Soon Wade was entering the interview room and smiling again after seeing his first name misspelled.

Nothing fazes him. Nothing deters him. Nothing prevents him from competing against the best even though he was born without a fully developed right hand.

“I’ve learned to adapt and overcome it,” he said.

To understand the inspiration of high school sports, you needed to be at the Pyramid on Saturday to watch, listen and feel the power of determination.

From 35-point performances delivered by Matt Mitchell of Roosevelt and Charisma Osborne of Windward, to Torrance Bishop Montgomery defeating Santa Ana Mater Dei, 60-53, in the Open Division championship game as hundreds of its fans dressed in white cheered on, it was a day and night to remember.

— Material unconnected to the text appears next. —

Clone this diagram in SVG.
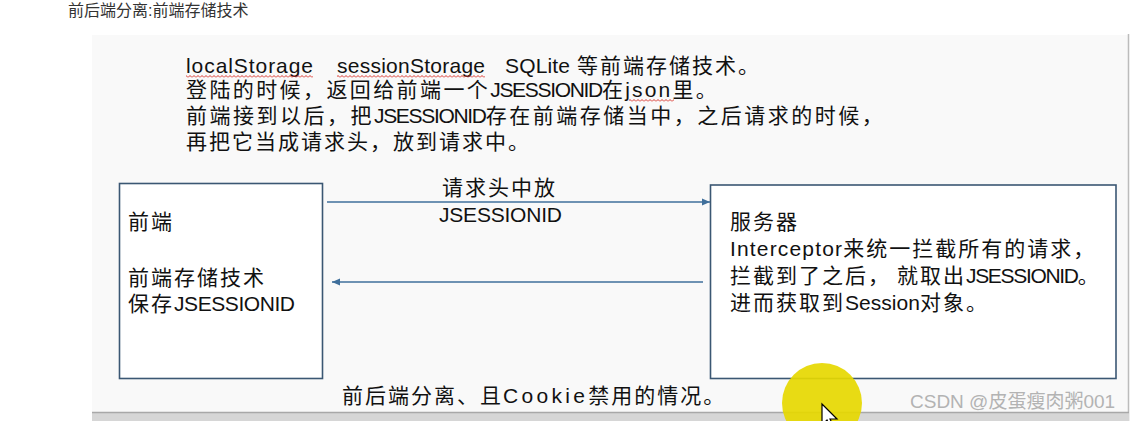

But most memorable for me was getting the chance to speak with Wade, a 6-foot-3 straight-A student who continues to prove himself every time he meets a stranger who wonders if his right hand might prevent him from being successful in sports.

“I like to prove my point that I’m a player like anyone else,” Wade said. “I can go out there and handle business. I thrive on the defensive end, and there’s nothing you can do to take away from my hand. I’m going to get after it and earn your respect, and on the offensive floor, I’m going to make moves and do things to help my team win.”

He started playing multiple sports from an early age and simply adjusts as the competition gets tougher.

“The honest truth is I’ve never asked Brennon about his hand — ever,” Coach Stephen Singleton said. “I know it’s there, but Brennon really doesn’t do anything to show, ‘I can’t do this.’ He feels and believes he can do everything anybody else can do and makes everybody believe the same.”

Before he reached high school, he used to blow by opponents by dribbling with his left hand, then he had to train harder and improve because the competition got tougher.

“The biggest problem I’d say with my hand is finishing around the basket,” he said. “I have to be more crafty than other players when I get to the rim. I have to make a quick decision or have to do a reverse because not only are they going to take away my right hand but they’re also jumping to my left, so I have to be able to finish that way.”

There will always be skeptics, but there are also those who recognize what Wade is accomplishing.

“One of my proudest points is I can inspire people, and I can show them what I can do,” he said. “Even though they might have the same problem or not, anyone can overcome any obstacle.”

On Friday, Wade will be starting for Roosevelt when it plays Union City James Logan for the Division I state championship at Golden 1 Center, home of the Sacramento Kings.

“I’ve never been in an atmosphere like this in my entire life,” he said. “I’m trying to absorb it in and enjoy every moment.”

Wade exudes confidence and demonstrates great perseverance.

Asked if anything can stop him, he said, “Not so far. I’m still going.”